Studies show 93% of engaged employees go above and beyond, compared with less than half of disengaged employees (Achievers).
This discretionary effort is critical in competitive sectors.

Operational risk and quality

Lower absenteeism, fewer safety incidents and improved product quality contribute to a more resilient organisation.

Scale effects

Even a small improvement in engagement, multiplied across thousands of employees, produces significant economic gains.

What Drives Engagement: Evidence from Recent Studies

Recognition and meaning

Recognition is among the strongest drivers. One study found that engaged employees outperform disengaged employees by 40%(Achievers).

Manager and leadership impact

Gallup research shows that teams with engaged managers are far more engaged themselves. Manager engagement, however, declined from 30% to 27% in 2024 (Gallup).

Purpose and employee voice

The CIPD notes that engagement involves employees expressing themselves physically, cognitively and emotionally. This requires clarity of goals and meaningful work.

Work environment and flexibility

Research shows flexible working arrangements improve motivation. Hybrid and remote setups require structure to prevent isolation.

Measurement and analytics

Leading organisations treat engagement as an analytics discipline: segmenting data, linking engagement to business metrics and designing targeted interventions.

A Data-Led Roadmap for Organisations

1. Measure and segment

Build an engagement dashboard tracking:

  • % engaged

  • % actively disengaged

  • Scores by department, manager, geography and work-mode

Link these to turnover, error rates and customer satisfaction.
Top-quartile EX organisations report double the return on sales compared with low performers (peoplethriver.com).

2. Identify high-leverage drivers

Use data to prioritise factors such as manager quality, recognition, flexibility or workload.

3. Design interventions and track impact

Examples include:

  • Frequent, meaningful recognition

  • Manager coaching programmes

  • Flexible work pilots

  • Real-time feedback tools

Track month-on-month changes.

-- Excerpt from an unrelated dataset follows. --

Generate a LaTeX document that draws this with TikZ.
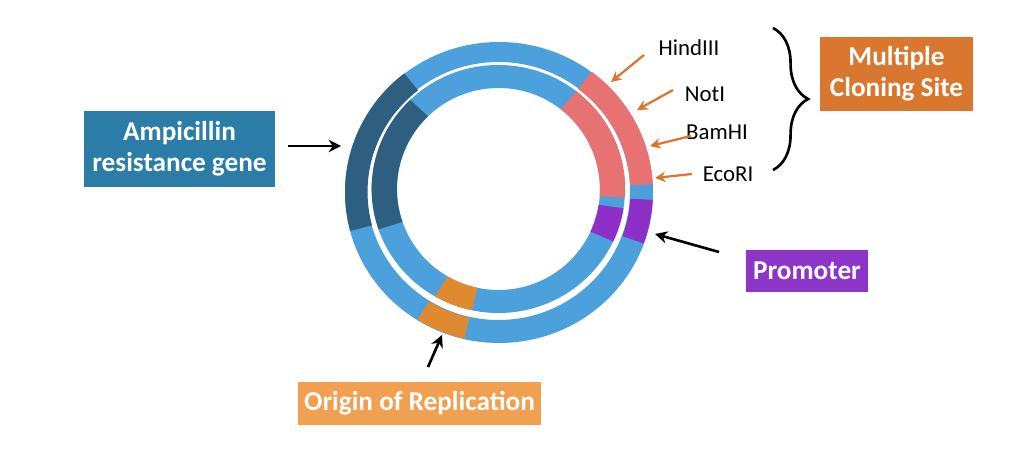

Engagement improvements reduce absenteeism, defects and safety incidents (AIHR).

4. Embed engagement into business KPIs

Engagement should connect to revenue per employee, customer NPS and innovation metrics.
Studies show engaged employees drive 21% higher profitability (hrcloud.com).

5. Segment by role, team and work-mode

Hybrid, remote and on-site teams often require different engagement strategies.

6. Build a continuous improvement loop

Pulse surveys, employee voice tools and structured manager check-ins help ensure feedback leads to action.

Example: Engagement Metrics in Practice

Company X, a global tech organisation with 5,000 employees.

Baseline (Year 0):

  • Engagement: 30%

  • Active disengagement: 15%

  • Turnover: 20%

  • Revenue per employee: USD 200,000

  • Customer NPS: 35

Interventions:

  • Manager coaching and monthly recognition

  • Hybrid work model

  • Engagement dashboard linking EX to business KPIs

Results (End of Year 1):

  • Engagement increased to 42% (+12 points)

  • Active disengagement reduced to 8%

  • Turnover decreased to 14%

  • Revenue per employee rose to USD 225,000 (+12.5%)

  • Customer NPS improved to 42

A modest increase in engagement delivered measurable financial and operational gains.

Common Pitfalls: What the Data Warns Against

  • Engagement varies by role, geography and work-mode. Avoid one-size-fits-all solutions.

  • Measuring without acting reduces trust and future survey participation.

  • Manager disengagement is rising

  • Hybrid work without structure can lead to isolation.

  • Non-financial drivers such as purpose and recognition are often more impactful than incentives.

  • Many organisations measure engagement but fail to link it to business outcomes. Analytics must answer the “so what”.

Why This Matters for India and Tech Hubs like Bengaluru

  • Talent competition is intense across India’s tech ecosystem.

  • Hybrid and remote models require structured engagement design.

  • Productivity and innovation drive competitiveness in global delivery centres.

  • Access to analytics infrastructure now enables mid-sized organisations to adopt EX measurement at scale.


Conclusion

Employee engagement is not an HR slogan. It is a measurable driver of profitability, productivity, innovation and retention. Most organisations operate below their potential, but the opportunity is clear. By measuring engagement rigorously, segmenting intelligently and linking initiatives to business KPIs, engagement becomes a strategic advantage rather than a survey exercise.

The question is: where will your organisation begin?